→ Written request
Within the material below, transcribe exactly the lines from the one holding "Output the Python" through the one holding "wedgeprops=dict(linewidth=0))", keeping both ends and skipping the rest.

── Extracted material

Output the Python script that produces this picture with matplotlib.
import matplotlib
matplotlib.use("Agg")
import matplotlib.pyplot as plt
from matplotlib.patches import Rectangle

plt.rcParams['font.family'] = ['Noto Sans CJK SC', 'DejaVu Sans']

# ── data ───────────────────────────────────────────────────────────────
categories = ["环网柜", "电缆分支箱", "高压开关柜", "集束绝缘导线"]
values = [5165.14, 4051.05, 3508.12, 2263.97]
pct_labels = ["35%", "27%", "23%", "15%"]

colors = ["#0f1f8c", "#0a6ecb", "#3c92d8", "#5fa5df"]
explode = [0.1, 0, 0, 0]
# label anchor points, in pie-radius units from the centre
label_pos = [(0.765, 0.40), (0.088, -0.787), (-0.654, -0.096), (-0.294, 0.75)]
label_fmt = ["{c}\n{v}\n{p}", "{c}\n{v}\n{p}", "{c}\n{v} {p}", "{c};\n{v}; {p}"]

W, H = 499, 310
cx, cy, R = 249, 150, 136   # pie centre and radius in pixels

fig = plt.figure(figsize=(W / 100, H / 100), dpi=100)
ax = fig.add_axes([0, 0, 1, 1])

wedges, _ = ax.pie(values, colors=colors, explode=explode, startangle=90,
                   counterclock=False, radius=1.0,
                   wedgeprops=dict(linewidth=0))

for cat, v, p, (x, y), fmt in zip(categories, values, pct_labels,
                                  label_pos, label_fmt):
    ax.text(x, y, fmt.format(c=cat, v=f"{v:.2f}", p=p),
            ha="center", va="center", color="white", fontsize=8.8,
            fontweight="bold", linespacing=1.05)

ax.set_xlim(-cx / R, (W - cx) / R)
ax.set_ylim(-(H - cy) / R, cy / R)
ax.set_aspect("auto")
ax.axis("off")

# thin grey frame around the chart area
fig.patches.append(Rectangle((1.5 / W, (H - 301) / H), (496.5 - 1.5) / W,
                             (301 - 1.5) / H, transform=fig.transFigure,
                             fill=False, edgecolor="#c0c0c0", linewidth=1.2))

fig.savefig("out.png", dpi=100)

────
── Extracted material

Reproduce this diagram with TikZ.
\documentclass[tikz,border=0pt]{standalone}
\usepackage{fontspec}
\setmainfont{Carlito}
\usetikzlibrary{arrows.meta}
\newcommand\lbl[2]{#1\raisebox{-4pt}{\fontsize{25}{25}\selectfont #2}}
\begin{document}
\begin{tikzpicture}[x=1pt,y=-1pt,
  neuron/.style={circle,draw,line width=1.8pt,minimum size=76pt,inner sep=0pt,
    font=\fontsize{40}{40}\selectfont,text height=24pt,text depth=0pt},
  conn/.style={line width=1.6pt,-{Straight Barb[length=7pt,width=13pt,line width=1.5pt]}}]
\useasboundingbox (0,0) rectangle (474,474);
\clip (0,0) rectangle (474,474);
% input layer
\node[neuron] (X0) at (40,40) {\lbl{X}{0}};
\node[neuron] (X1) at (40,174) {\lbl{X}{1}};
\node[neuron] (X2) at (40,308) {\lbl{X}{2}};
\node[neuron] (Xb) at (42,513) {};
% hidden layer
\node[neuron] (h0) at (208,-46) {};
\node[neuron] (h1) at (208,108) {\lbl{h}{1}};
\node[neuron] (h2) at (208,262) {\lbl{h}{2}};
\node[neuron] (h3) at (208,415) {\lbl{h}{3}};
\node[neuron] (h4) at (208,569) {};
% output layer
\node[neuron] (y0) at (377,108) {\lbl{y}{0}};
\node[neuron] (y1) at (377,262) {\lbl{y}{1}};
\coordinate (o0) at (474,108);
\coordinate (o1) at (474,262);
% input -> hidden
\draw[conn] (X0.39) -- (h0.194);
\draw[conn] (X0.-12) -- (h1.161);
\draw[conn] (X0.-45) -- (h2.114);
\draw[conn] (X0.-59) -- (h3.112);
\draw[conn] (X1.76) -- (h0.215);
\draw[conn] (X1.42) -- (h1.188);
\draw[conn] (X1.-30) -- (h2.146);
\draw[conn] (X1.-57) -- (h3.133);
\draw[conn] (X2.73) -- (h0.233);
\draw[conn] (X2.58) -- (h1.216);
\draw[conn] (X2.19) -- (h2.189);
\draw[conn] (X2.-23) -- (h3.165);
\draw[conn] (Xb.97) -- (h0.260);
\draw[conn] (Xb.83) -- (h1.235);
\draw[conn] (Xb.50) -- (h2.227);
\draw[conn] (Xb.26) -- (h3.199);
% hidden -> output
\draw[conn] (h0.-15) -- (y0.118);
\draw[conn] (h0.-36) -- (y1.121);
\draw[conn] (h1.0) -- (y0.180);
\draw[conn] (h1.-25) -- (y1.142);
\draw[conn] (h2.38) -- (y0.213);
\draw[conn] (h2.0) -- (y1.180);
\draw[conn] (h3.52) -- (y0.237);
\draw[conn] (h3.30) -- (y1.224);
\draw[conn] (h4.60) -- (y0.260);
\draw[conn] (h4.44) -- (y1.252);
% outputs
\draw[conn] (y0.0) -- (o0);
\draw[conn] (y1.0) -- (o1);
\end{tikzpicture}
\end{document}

────

→ Finished task
Output the Python script that produces this picture with matplotlib.
import matplotlib
matplotlib.use("Agg")
import matplotlib.pyplot as plt
from matplotlib.patches import Rectangle

plt.rcParams['font.family'] = ['Noto Sans CJK SC', 'DejaVu Sans']

# ── data ───────────────────────────────────────────────────────────────
categories = ["环网柜", "电缆分支箱", "高压开关柜", "集束绝缘导线"]
values = [5165.14, 4051.05, 3508.12, 2263.97]
pct_labels = ["35%", "27%", "23%", "15%"]

colors = ["#0f1f8c", "#0a6ecb", "#3c92d8", "#5fa5df"]
explode = [0.1, 0, 0, 0]
# label anchor points, in pie-radius units from the centre
label_pos = [(0.765, 0.40), (0.088, -0.787), (-0.654, -0.096), (-0.294, 0.75)]
label_fmt = ["{c}\n{v}\n{p}", "{c}\n{v}\n{p}", "{c}\n{v} {p}", "{c};\n{v}; {p}"]

W, H = 499, 310
cx, cy, R = 249, 150, 136   # pie centre and radius in pixels

fig = plt.figure(figsize=(W / 100, H / 100), dpi=100)
ax = fig.add_axes([0, 0, 1, 1])

wedges, _ = ax.pie(values, colors=colors, explode=explode, startangle=90,
                   counterclock=False, radius=1.0,
                   wedgeprops=dict(linewidth=0))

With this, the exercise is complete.